The weekend that Jason arrived in Nashville, we attended an Al-anon convention and I stood up the second day he was here and told our story, and that was when I realized what an impact our story could have on people. After all was said, and the meeting was over, people swarmed Jason and I bearing tears of hope and encouragement, and shared very personal stories with us of their current situations. I will never forget the feeling that I had when for the first time in a very long time my husband and I had made a positive impact on others as one.
Sometimes it's hard though, I am surrounded by a monumental number gifted, and BRILLIANT people. It seems as if not one person that I have come in contact with here doesn't have an amazing talent in glorifying God. I, by no means am trying to say oh, poor me, stuck with all these talented people, what is a girl to do? ha ha. That's not it at all. I am BLESSED, beyond what I can write, but I am still just a small town girl that has a lot to learn. So, I listen and read and absorb as much as I can. I do much less talking and a lot more listening these days. Plus it's just plain intimidating at times.
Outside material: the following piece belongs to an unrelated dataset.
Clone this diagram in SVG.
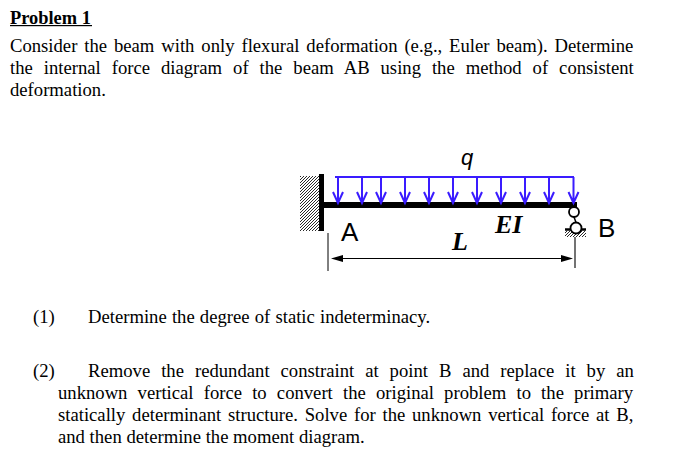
<svg xmlns="http://www.w3.org/2000/svg" width="676" height="468" viewBox="0 0 676 468">
<style>
text{font-family:"Liberation Serif","Times New Roman",serif;font-size:18.67px;fill:#000}
.s{font-family:"Liberation Sans",Arial,sans-serif;font-size:26px}
.bi{font-weight:bold;font-style:italic;font-size:26px}
.q{stroke:#3a1cff;stroke-width:2;fill:none}
.k{stroke:#000;fill:none}
</style>
<defs>
<pattern id="h" width="3" height="3" patternUnits="userSpaceOnUse"><rect width="3" height="3" fill="#fff"/><path d="M-1 1L1 -1M0 3L3 0M2 4L4 2" stroke="#111" stroke-width="0.9"/></pattern>
<g id="a"><path class="q" d="M0 0V25M-5 15L0 26L5 15"/></g>
</defs>
<rect width="676" height="468" fill="#fff"/>
<text x="10" y="24" font-weight="bold" style="font-size:18.4px">Problem 1</text>
<rect x="10" y="25" width="82" height="1.2" fill="#000"/>
<text x="10" y="52" word-spacing="2.24">Consider the beam with only flexural deformation (e.g., Euler beam). Determine</text>
<text x="10" y="74" word-spacing="6.3">the internal force diagram of the beam AB using the method of consistent</text>
<text x="10" y="96">deformation.</text>
<g id="wall"><rect x="300" y="176" width="19" height="55" fill="url(#h)"/><rect x="319" y="174" width="5" height="57" fill="#000"/></g>
<g id="beam"><rect x="323" y="202" width="254" height="6" fill="#000"/></g>
<g id="load"><path class="q" d="M335 177H574"/>
<use href="#a" x="338" y="177"/><use href="#a" x="362" y="177"/><use href="#a" x="381" y="177"/><use href="#a" x="405" y="177"/><use href="#a" x="429" y="177"/><use href="#a" x="453" y="177"/><use href="#a" x="477" y="177"/><use href="#a" x="501" y="177"/><use href="#a" x="525" y="177"/><use href="#a" x="549" y="177"/><use href="#a" x="573.5" y="177"/>
<text x="461" y="165" style="font-family:'Liberation Sans',sans-serif;font-style:italic;font-size:22px">q</text></g>
<g id="support"><rect x="565" y="231" width="21" height="6" fill="url(#h)"/><path d="M565 229.500H586" stroke="#000" stroke-width="2.500"/><circle cx="574" cy="212" r="5" fill="#fff" stroke="#000" stroke-width="1.8"/><circle cx="576" cy="228" r="5.500" fill="#fff" stroke="#000" stroke-width="1.8"/><path class="k" d="M574 217L576 222.500" stroke-width="1.500"/></g>
<g id="labels"><text class="s" x="341" y="241">A</text><text class="s" x="598" y="237">B</text><text class="bi" x="495" y="233">EI</text><text class="bi" x="452" y="250">L</text></g>
<g id="dimension"><path class="k" d="M328 233V271M335 258.500H570"/><path d="M575 237V268" stroke="#444" stroke-width="1.500"/><path d="M331 258.500L343 255V262Z"/><path d="M573 258.500L561 255V262Z"/></g>
<text x="33" y="323">(1)</text>
<text x="88" y="323" word-spacing="0.5">Determine the degree of static indeterminacy.</text>
<text x="33" y="377">(2)</text>
<text x="88" y="377" word-spacing="6.34">Remove the redundant constraint at point B and replace it by an</text>
<text x="58" y="399" word-spacing="5.5">unknown vertical force to convert the original problem to the primary</text>
<text x="58" y="421" word-spacing="2.1">statically determinant structure. Solve for the unknown vertical force at B,</text>
<text x="58" y="443">and then determine the moment diagram.</text>
</svg>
I'm a little good at a whole bunch of things, but I'm not sure if I have a niche. If I do I'm sure the big man upstairs will let me know, and until then I'm totally content putting all of my focus on Him and my family. There is a beautiful line in the book Captivating, by John and Stasi Eldredge that talks about a woman feeling like she is "too much and never enough" at the same time that I love. I have always felt that way and I'm sure many of you have too.
The one thing that I am sure of is that I should keep writing because my husband and I embody God's redemption and grace, we truly are a miracle unfolding and I want to share His mighty work with all that I can because everyday that we are together let's someone who has the "see it to believe it" attitude, well, see it! Many blessings to all of you!